Published online by Cambridge University Press: 20 February 2024
Abstract: Chapter Five engages with the argument that genitourinary ailments were not important in the construction of men's sexual selfidentities. It counters this suggestion by illustrating that vernacular literature ubiquitously described genital complaints, and urinary difficulties, as some of the most painful men could experience. The pain these patients felt shaped emotional communities that bound patients to those around them. Moreover, in contradiction to scholarship that has suggested that physicians and surgeons thought little about their patients’ pain, this chapter illustrates that medical practitioners’ practices were increasingly shaped by their patients’ pain. This occurred in line with increased attention to the mechanisms of pain in medical texts from the 1660s.

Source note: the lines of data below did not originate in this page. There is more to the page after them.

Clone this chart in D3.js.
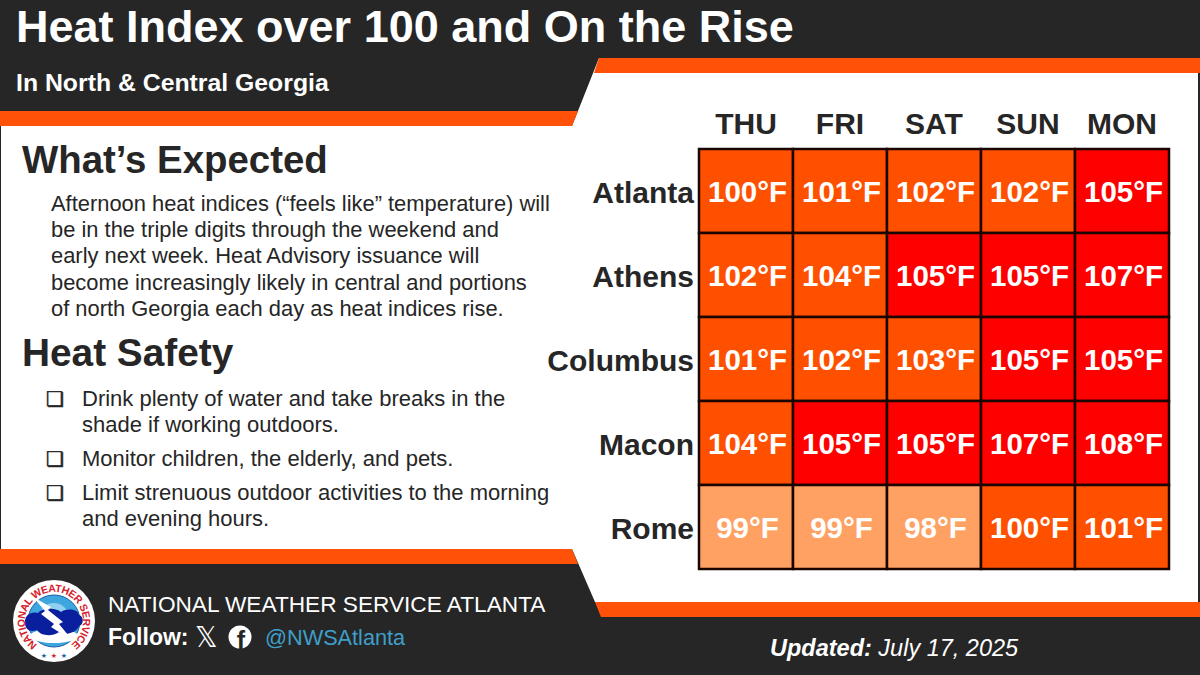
<!DOCTYPE html>
<html>
<head>
<meta charset="utf-8">
<script src="https://cdn.jsdelivr.net/npm/d3@7"></script>
<style>
html, body { margin: 0; padding: 0; background: #262626; }
svg { display: block; font-family: "Liberation Sans", Arial, sans-serif; }
</style>
</head>
<body>
<svg width="1200" height="675"></svg>
<script>
const days = ["THU", "FRI", "SAT", "SUN", "MON"];
const cities = ["Atlanta", "Athens", "Columbus", "Macon", "Rome"];
const atlanta = [100, 101, 102, 102, 105];
const athens = [102, 104, 105, 105, 107];
const columbus = [101, 102, 103, 105, 105];
const macon = [104, 105, 105, 107, 108];
const rome = [99, 99, 98, 100, 101];
const heatRows = [atlanta, athens, columbus, macon, rome];

const expectedLines = [
    "Afternoon heat indices (\u201Cfeels like\u201D temperature) will",
    "be in the triple digits through the weekend and",
    "early next week. Heat Advisory issuance will",
    "become increasingly likely in central and portions",
    "of north Georgia each day as heat indices rise."
];
const safetyItems = [
    ["Drink plenty of water and take breaks in the", "shade if working outdoors."],
    ["Monitor children, the elderly, and pets."],
    ["Limit strenuous outdoor activities to the morning", "and evening hours."]
];

const DARK = "#262626";
const ORANGE = "#ff5208";
const svg = d3.select("svg");

const color = d3.scaleThreshold()
    .domain([100, 105])
    .range(["#ffa163", "#ff5000", "#ff0000"]);

function poly(points, fill) {
    svg.append("polygon")
        .attr("points", points.map(p => p.join(",")).join(" "))
        .attr("fill", fill);
}

function label(x, y, str, size, opts) {
    opts = opts || {};
    return svg.append("text")
        .attr("x", x)
        .attr("y", y)
        .attr("font-size", size)
        .attr("font-weight", opts.weight || "normal")
        .attr("font-style", opts.style || "normal")
        .attr("text-anchor", opts.anchor || "start")
        .attr("fill", opts.fill || DARK)
        .text(str);
}

// background panel and the slanted bands
svg.append("rect").attr("width", 1200).attr("height", 675).attr("fill", DARK);
poly([[1, 126], [572, 126], [599, 58], [1198, 58], [1198, 602], [595, 602], [572, 549], [1, 549]], "#ffffff");
poly([[599, 58], [1200, 58], [1200, 73], [594, 73]], ORANGE);
poly([[0, 111], [578, 111], [572, 126], [0, 126]], ORANGE);
poly([[0, 549], [572, 549], [578, 564], [0, 564]], ORANGE);
poly([[595, 602], [1200, 602], [1200, 617], [601, 617]], ORANGE);

// header
label(16, 42, "Heat Index over 100 and On the Rise", 45, {weight: "bold", fill: "#fff"});
label(16, 91, "In North & Central Georgia", 24.8, {weight: "bold", fill: "#fff"});

// left column
label(22, 173, "What\u2019s Expected", 38.4, {weight: "bold"});
expectedLines.forEach((line, i) => label(51, 211 + i * 26.2, line, 21.9));

label(22, 366, "Heat Safety", 38.8, {weight: "bold"});
let itemY = 406;
safetyItems.forEach(item => {
    label(46, itemY, "\u274F", 20)
        .attr("font-family", "DejaVu Sans")
        .attr("stroke", DARK)
        .attr("stroke-width", 0.6);
    item.forEach((line, i) => label(82, itemY + i * 26, line, 22));
    itemY += item.length * 26 + 8;
});

// table
const x = d3.scaleBand().domain(days).range([699, 1169]);
const y = d3.scaleBand().domain(cities).range([149, 569]);

const cells = [];
cities.forEach((city, r) => {
    days.forEach((day, c) => cells.push({city: city, day: day, value: heatRows[r][c]}));
});

svg.append("g").selectAll("rect")
    .data(cells)
    .join("rect")
    .attr("x", d => x(d.day))
    .attr("y", d => y(d.city))
    .attr("width", x.bandwidth())
    .attr("height", y.bandwidth())
    .attr("fill", d => color(d.value))
    .attr("stroke", "#1a0500")
    .attr("stroke-width", 2.5);

svg.append("g").selectAll("text")
    .data(cells)
    .join("text")
    .attr("x", d => x(d.day) + x.bandwidth() / 2 + 1.5)
    .attr("y", d => y(d.city) + y.bandwidth() / 2 + 11)
    .attr("text-anchor", "middle")
    .attr("font-size", 29.5)
    .attr("font-weight", "bold")
    .attr("fill", "#fff")
    .text(d => d.value + "\u00B0F");

const dayAxis = svg.append("g")
    .attr("transform", "translate(0,149)")
    .call(d3.axisTop(x).tickSize(0).tickPadding(15));
const cityAxis = svg.append("g")
    .attr("transform", "translate(699,2)")
    .call(d3.axisLeft(y).tickSize(0).tickPadding(5));
[dayAxis, cityAxis].forEach(a => {
    a.select(".domain").remove();
    a.selectAll("text")
        .attr("font-family", "Liberation Sans")
        .attr("font-size", 30)
        .attr("font-weight", "bold")
        .attr("fill", DARK);
});

// footer
label(108, 612, "NATIONAL WEATHER SERVICE ATLANTA", 22.65, {fill: "#fff"});
label(108, 645, "Follow:", 23, {weight: "bold", fill: "#fff"});
label(195, 647, "\uD835\uDD4F", 28, {fill: "#fff"}).attr("font-family", "DejaVu Sans");
svg.append("circle").attr("cx", 240).attr("cy", 637).attr("r", 11.5).attr("fill", "#fff");
label(241, 648.5, "f", 25, {weight: "bold", anchor: "middle", fill: DARK});
label(265, 645, "@NWSAtlanta", 21.7, {fill: "#3f9fc9"});

const updated = label(770, 656, "", 23.5, {fill: "#fff", style: "italic"});
updated.append("tspan").attr("font-weight", "bold").text("Updated:");
updated.append("tspan").text(" July 17, 2025");

// NWS logo
const logo = svg.append("g").attr("transform", "translate(54,621)");
logo.append("circle").attr("r", 41).attr("fill", "#fff");
logo.append("circle").attr("r", 26).attr("fill", "#3ea6de").attr("stroke", "#1c5fa8").attr("stroke-width", 1);
logo.append("circle").attr("r", 15).attr("cy", -3).attr("fill", "#8fd0f0");
logo.append("ellipse").attr("cx", 0).attr("cy", 15).attr("rx", 24).attr("ry", 7).attr("fill", "#fff");
logo.append("path")
    .attr("d", "M-29,2 C-30,-7 -21,-10 -16,-8 C-11,-14 3,-13 7,-9 C13,-13 24,-12 25,-6 C30,-5 30,4 25,5 C23,12 10,15 5,11 C-2,16 -13,15 -17,9 C-24,12 -29,8 -29,2 Z")
    .attr("fill", "#0a1f9e");
logo.append("path")
    .attr("d", "M-21,-24 L-3,-14 L-6,-11 L9,1 L5,3 L19,20 L-3,6 L0,3 L-13,-7 L-9,-10 Z")
    .attr("fill", "#fff");
logo.append("path").attr("id", "logoRing").attr("fill", "none")
    .attr("d", "M-16.6,23.8 A29,29 0 1 1 16.6,23.8");
logo.append("text")
    .attr("font-size", 10.5)
    .attr("font-weight", "bold")
    .attr("fill", "#d6202a")
    .append("textPath")
    .attr("href", "#logoRing")
    .attr("textLength", 146)
    .attr("lengthAdjust", "spacing")
    .text("NATIONAL WEATHER SERVICE");
[["\u2605", 0, "#d6202a"], ["\u2605", -10, "#1c5fa8"], ["\u2605", 10, "#1c5fa8"]].forEach(s => {
    logo.append("text")
        .attr("x", s[1])
        .attr("y", 37)
        .attr("text-anchor", "middle")
        .attr("font-family", "DejaVu Sans")
        .attr("font-size", 7)
        .attr("fill", s[2])
        .text(s[0]);
});
</script>
</body>
</html>
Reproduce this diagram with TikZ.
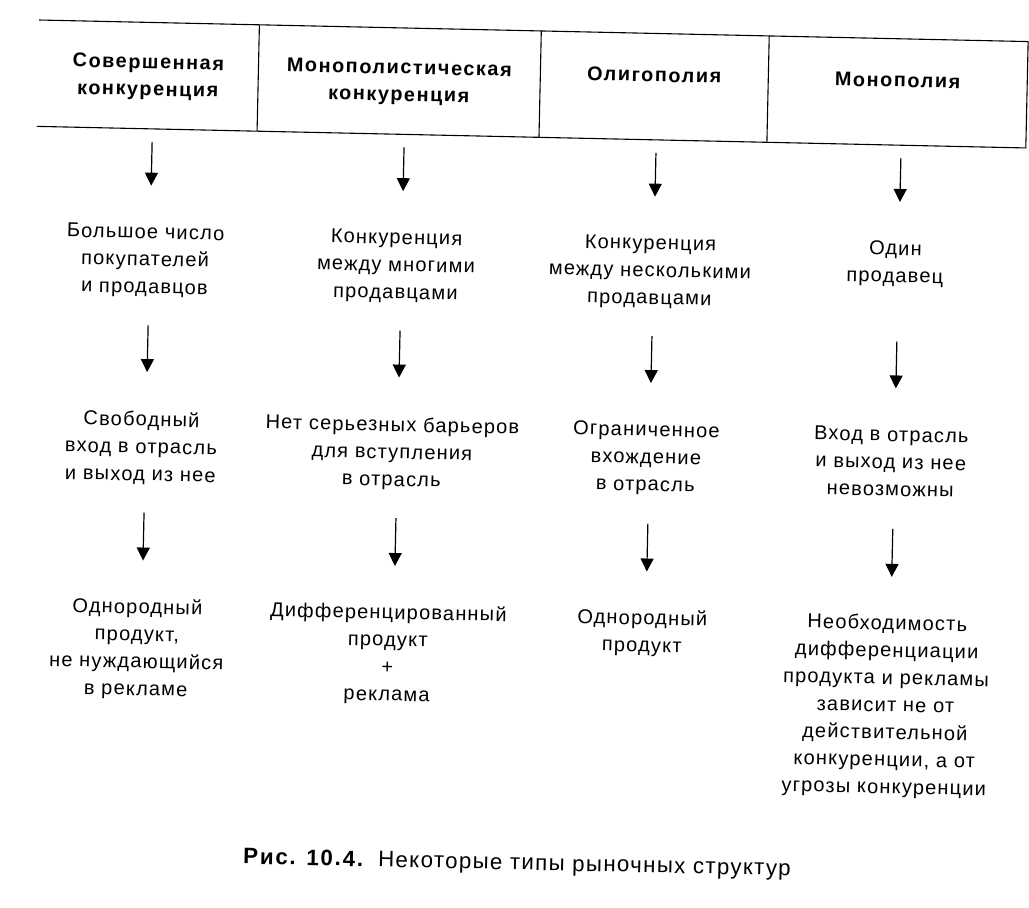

Keywords: pain; emotional communities; analgesics; medical practice; pain relief
As we have seen, questions have been raised over the relative importance of genitourinary health to men's lives and identities. However, genitourinary conditions were important in shaping men's identities as patients because disorders affecting the testicles, and the genital region, were conceived of as some of the most painful ailments men could experience. This was one of the ways in which medical writers sometimes conceived of pain in terms of sex difference. Scholars have shown that men's responses to pain were not explicitly gendered; rather, pain was experienced and expressed through the flexibility of the humoral model. Pain could push men and women to act beyond expected gender norms, again suggesting a flexibility in how pain was experienced and expressed. Yet, men's narratives of illness were distinct from those provided by women, as they considered each illness in relation to their own previous bodily experiences. Moreover, some painful experiences were gender-/sex-limited. Childbirth was uniquely experienced by birthing women. Likewise, men's genitals were configured in medical literature as uniquely sensitive to pain. Men's genitourinary disorders represented an experience of pain particular to men. Pain created emotional communities that bound patients to those around them. Barbara H. Rosenwein explains that emotional communities were groups in which people shared norms of emotional expression and valued related emotions. In this context, pain related to the genital region allowed others to share in the experiences that genitourinary ill health created, by presenting family and friends with opportunities to acknowledge, intercede, and ameliorate the patient's pain. It thus bound patients and onlookers through shared emotional expression and concerns.